改訂新版 世界大百科事典 「高木八尺」の意味・わかりやすい解説
高木八尺 (たかぎやさか)
生没年:1889-1984(明治22-昭和59)
アメリカ研究の先駆者。英学者神田乃武の次男。学習院,一高を経て東大法学部を卒業。その間,新渡戸稲造の薫陶を受け,また内村鑑三の門下に入る。東大に通称ヘボン講座と呼ばれる〈米国憲法・歴史及び外交講座〉が設けられるにあたり,1918年講座担当者に任命され,アメリカ留学の後,24年開講。以来50年定年退職するまで,戦前・戦中・戦後と一貫して変わらぬ知的誠実さをもってアメリカ民主主義の流れを講じた。他方,太平洋問題調査会(IPR)の常任理事として活動し,太平洋戦争に際しては開戦回避に努め,また終戦工作にもあたった。

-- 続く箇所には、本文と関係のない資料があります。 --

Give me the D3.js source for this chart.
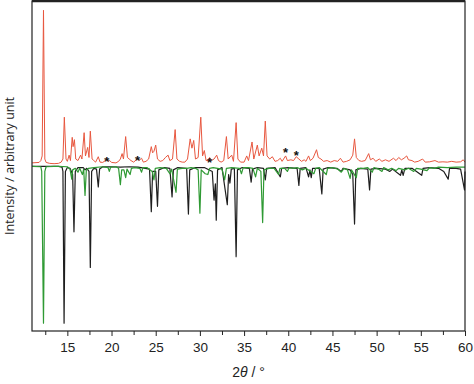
<!DOCTYPE html>
<html>
<head>
<meta charset="utf-8">
<script src="https://cdn.jsdelivr.net/npm/d3@7"></script>
<style>
  body { margin: 0; background: #fff; }
  svg { display: block; }
</style>
</head>
<body>
<div id="plot"></div>
<script>
var redTrace = [[11.0,15],[11.8,18],[12.0,30],[12.15,60],[12.3,1000],[12.45,40],[12.6,18],[13.0,12],[13.5,10],[14.0,12],[14.3,20],[14.5,40],[14.66,310],[14.85,40],[15.0,25],[15.2,65],[15.35,30],[15.55,180],[15.65,120],[15.8,165],[15.95,40],[16.2,30],[16.5,65],[16.65,40],[16.9,210],[17.05,60],[17.3,115],[17.45,50],[17.6,220],[17.8,40],[18.0,30],[18.2,20],[18.5,55],[18.7,20],[19.0,18],[19.3,30],[19.45,45],[19.6,25],[19.8,30],[20.0,18],[20.5,15],[20.8,25],[21.0,40],[21.2,75],[21.35,40],[21.6,185],[21.8,50],[22.0,40],[22.2,30],[22.5,20],[22.8,35],[22.95,45],[23.1,30],[23.4,45],[23.6,20],[23.9,25],[24.2,40],[24.5,120],[24.65,80],[24.8,90],[25.0,130],[25.2,40],[25.5,25],[25.8,30],[26.1,50],[26.4,65],[26.6,30],[26.9,40],[27.2,230],[27.4,40],[27.7,25],[28.0,20],[28.3,20],[28.6,40],[28.9,170],[29.1,110],[29.3,160],[29.5,40],[29.8,50],[30.1,310],[30.3,60],[30.5,95],[30.7,30],[30.9,30],[31.1,50],[31.3,30],[31.6,40],[31.9,65],[32.1,30],[32.4,20],[32.7,30],[33.0,185],[33.2,40],[33.6,65],[33.8,25],[34.1,275],[34.3,40],[34.6,20],[35.0,20],[35.3,60],[35.5,30],[35.9,150],[36.1,40],[36.5,130],[36.7,60],[37.0,110],[37.2,60],[37.4,285],[37.6,60],[37.9,40],[38.2,55],[38.5,25],[38.8,30],[39.1,45],[39.3,25],[39.7,60],[39.9,30],[40.3,35],[40.6,30],[40.9,55],[41.2,40],[41.5,25],[41.8,35],[42.0,25],[42.3,60],[42.5,30],[42.8,45],[43.2,100],[43.4,50],[43.7,40],[44.0,25],[44.4,30],[44.8,20],[45.2,30],[45.6,25],[45.9,45],[46.2,20],[46.6,25],[47.0,35],[47.3,65],[47.5,170],[47.7,50],[48.0,30],[48.3,25],[48.7,30],[49.1,75],[49.3,35],[49.6,45],[49.9,25],[50.3,40],[50.6,25],[51.0,35],[51.4,25],[51.9,45],[52.2,30],[52.5,50],[52.8,35],[53.1,45],[53.4,60],[53.6,35],[54.0,30],[54.3,20],[54.7,25],[55.2,40],[55.5,20],[56.0,22],[56.6,30],[57.0,20],[57.5,22],[58.0,20],[58.5,25],[59.0,20],[59.5,22],[59.8,35],[60.0,20]];

var blackTrace = [[11.0,-8],[12.0,-8],[13.0,-8],[14.0,-8],[14.4,-12],[14.5,-40],[14.63,-1020],[14.78,-40],[15.0,-15],[15.3,-20],[15.6,-60],[15.75,-430],[15.9,-40],[16.2,-15],[16.8,-15],[17.0,-30],[17.2,-20],[17.45,-40],[17.6,-660],[17.75,-40],[18.0,-20],[18.3,-25],[18.5,-140],[18.65,-25],[19.0,-10],[20.0,-10],[21.0,-12],[22.0,-10],[23.0,-12],[24.3,-25],[24.5,-300],[24.65,-40],[25.0,-40],[25.2,-265],[25.35,-30],[26.0,-15],[26.6,-20],[26.85,-205],[27.0,-30],[27.5,-15],[28.5,-20],[28.7,-315],[28.85,-30],[29.5,-15],[30.5,-15],[31.4,-40],[31.6,-225],[31.75,-120],[31.85,-355],[32.0,-30],[32.5,-15],[33.1,-255],[33.25,-60],[33.4,-115],[33.55,-25],[33.9,-20],[34.1,-590],[34.25,-30],[34.8,-15],[35.6,-20],[35.8,-110],[35.95,-25],[36.5,-15],[37.2,-20],[37.4,-95],[37.55,-20],[38.5,-15],[39.1,-75],[39.25,-20],[40.0,-15],[41.0,-20],[41.2,-130],[41.35,-20],[42.0,-15],[42.3,-75],[42.45,-30],[42.6,-80],[42.75,-20],[43.5,-20],[43.8,-185],[43.95,-25],[44.5,-15],[45.5,-20],[46.0,-40],[46.2,-20],[47.0,-30],[47.3,-60],[47.5,-380],[47.65,-30],[48.2,-20],[49.0,-25],[49.2,-160],[49.35,-25],[50.0,-20],[51.0,-25],[51.5,-40],[51.8,-25],[52.7,-65],[52.85,-30],[53.0,-65],[53.2,-20],[54.0,-20],[55.1,-65],[55.25,-20],[56.0,-15],[57.0,-20],[57.6,-40],[58.1,-90],[58.25,-20],[59.0,-20],[59.5,-25],[59.95,-160],[60.0,-40]];

var greenTrace = [[11.0,-8],[12.0,-10],[12.1,-40],[12.3,-1020],[12.45,-40],[12.6,-10],[13.5,-8],[14.0,-8],[15.0,-10],[15.3,-25],[15.5,-90],[15.6,-30],[15.9,-20],[16.2,-45],[16.4,-20],[16.7,-60],[16.85,-25],[17.0,-195],[17.15,-30],[17.4,-20],[18.0,-15],[19.0,-10],[19.6,-15],[19.75,-40],[19.9,-12],[20.5,-10],[20.8,-20],[21.0,-125],[21.15,-30],[21.4,-30],[21.6,-80],[21.75,-25],[22.1,-60],[22.25,-20],[22.6,-15],[23.2,-20],[23.4,-45],[23.55,-15],[24.0,-15],[24.6,-40],[24.8,-95],[24.95,-20],[25.5,-15],[26.2,-20],[26.6,-55],[26.8,-25],[27.3,-175],[27.45,-25],[28.0,-20],[28.5,-20],[29.0,-15],[29.5,-20],[29.8,-30],[30.0,-310],[30.15,-30],[30.6,-55],[30.9,-60],[31.1,-20],[31.5,-15],[32.5,-25],[32.8,-95],[33.0,-20],[33.6,-15],[34.5,-20],[34.7,-55],[34.9,-15],[35.5,-15],[36.0,-20],[36.3,-75],[36.5,-20],[36.9,-40],[37.1,-370],[37.25,-30],[37.8,-20],[38.4,-20],[38.9,-60],[39.05,-20],[39.6,-20],[39.9,-40],[40.1,-15],[40.6,-20],[41.0,-15],[41.6,-30],[42.0,-20],[42.9,-55],[43.1,-20],[43.5,-15],[44.3,-60],[44.45,-20],[45.0,-15],[45.6,-25],[46.0,-45],[46.3,-20],[46.7,-30],[47.0,-85],[47.15,-30],[47.7,-80],[47.85,-20],[48.5,-20],[49.0,-15],[49.5,-45],[49.7,-15],[50.2,-25],[50.6,-40],[50.8,-15],[51.3,-30],[51.7,-20],[52.2,-35],[52.5,-20],[53.2,-30],[53.6,-20],[54.2,-40],[54.5,-20],[55.0,-25],[55.7,-35],[56.0,-15],[56.5,-20],[57.0,-12],[58.0,-15],[59.0,-12],[60.0,-12]];

// impurity markers
var starPos = [19.45, 22.95, 31.1, 39.7, 40.9];
var starInt = [45, 52, 39, 103, 84];

var majorTicks = [15, 20, 25, 30, 35, 40, 45, 50, 55, 60];
var minorTicks = [12.5, 17.5, 22.5, 27.5, 32.5, 37.5, 42.5, 47.5, 52.5, 57.5];

var svgwidth = 474;
var svgheight = 384;
var padL = 32, padR = 465, padT = 1, padB = 331;

var svg = d3.select('#plot').append('svg')
    .attr('width', svgwidth)
    .attr('height', svgheight);

var xScale = d3.scaleLinear().domain([11, 60]).range([padL, padR]);
var yScale = d3.scaleLinear().domain([-1070, 1060]).range([padB, padT]);

var line = d3.line()
    .x(function(d){ return xScale(d[0]); })
    .y(function(d){ return yScale(d[1]); });

var traces = [
    {data: blackTrace, color: '#1e1e1e', w: 1.2},
    {data: greenTrace, color: '#2f9a34', w: 1.2},
    {data: redTrace, color: '#e8573f', w: 1}
];

svg.append('g').selectAll('path').data(traces).enter().append('path')
    .attr('d', function(d){ return line(d.data); })
    .attr('fill', 'none')
    .attr('stroke', function(d){ return d.color; })
    .attr('stroke-width', function(d){ return d.w; })
    .attr('stroke-linejoin', 'round');

svg.append('g').selectAll('text').data(starPos).enter().append('text')
    .attr('x', function(d){ return xScale(d); })
    .attr('y', function(d, i){ return yScale(starInt[i]) + 8; })
    .attr('text-anchor', 'middle')
    .style('font-family', 'Liberation Sans, Arial, sans-serif')
    .style('font-size', '13px')
    .style('font-weight', 'bold')
    .style('fill', '#111')
    .text('*');

// frame
svg.append('rect')
    .attr('x', padL).attr('y', padT)
    .attr('width', padR - padL).attr('height', padB - padT)
    .attr('fill', 'none')
    .attr('stroke', '#222')
    .attr('stroke-width', 1.2);
svg.append('line')
    .attr('x1', padL).attr('x2', padR)
    .attr('y1', padT).attr('y2', padT)
    .attr('stroke', '#222')
    .attr('stroke-width', 2.5);

const xAxis = d3.axisBottom(xScale).tickValues(majorTicks).tickSize(5).tickPadding(6);
const xMinor = d3.axisBottom(xScale).tickValues(minorTicks).tickSize(4).tickFormat('');

var gx = svg.append('g').attr('transform', 'translate(0,' + padB + ')').call(xAxis);
svg.append('g').attr('transform', 'translate(0,' + padB + ')').call(xMinor)
    .select('.domain').remove();
gx.select('.domain').remove();
svg.selectAll('.tick line').attr('stroke', '#222');
gx.selectAll('text')
    .style('font-family', 'Liberation Sans, Arial, sans-serif')
    .style('font-size', '13.5px')
    .style('fill', '#222');

svg.append('text')
    .attr('x', (padL + padR) / 2)
    .attr('y', 377)
    .attr('text-anchor', 'middle')
    .style('font-family', 'Liberation Sans, Arial, sans-serif')
    .style('font-size', '14px')
    .style('fill', '#222')
    .html('2<tspan font-style="italic">θ</tspan> / °');

svg.append('text')
    .attr('transform', 'translate(14,' + (padT + padB) / 2 + ') rotate(-90)')
    .attr('text-anchor', 'middle')
    .style('font-family', 'Open Sans, sans-serif')
    .style('font-size', '12.5px')
    .style('fill', '#222')
    .text('Intensity / arbitrary unit');
</script>
</body>
</html>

戦後,学際的なアメリカ研究の必要性を痛感し,アメリカ学会を組織し,《原典アメリカ史》を刊行,また国際文化会館の設立にあたるなど国際文化交流に尽くした。65年,アメリカ歴史学会の名誉会員に選ばれた。晩年は《新渡戸稲造全集》全16巻の編集にあたった。著書には《米国政治史序説》(1931),《高木八尺著作集》全5巻(1970-71)などがある。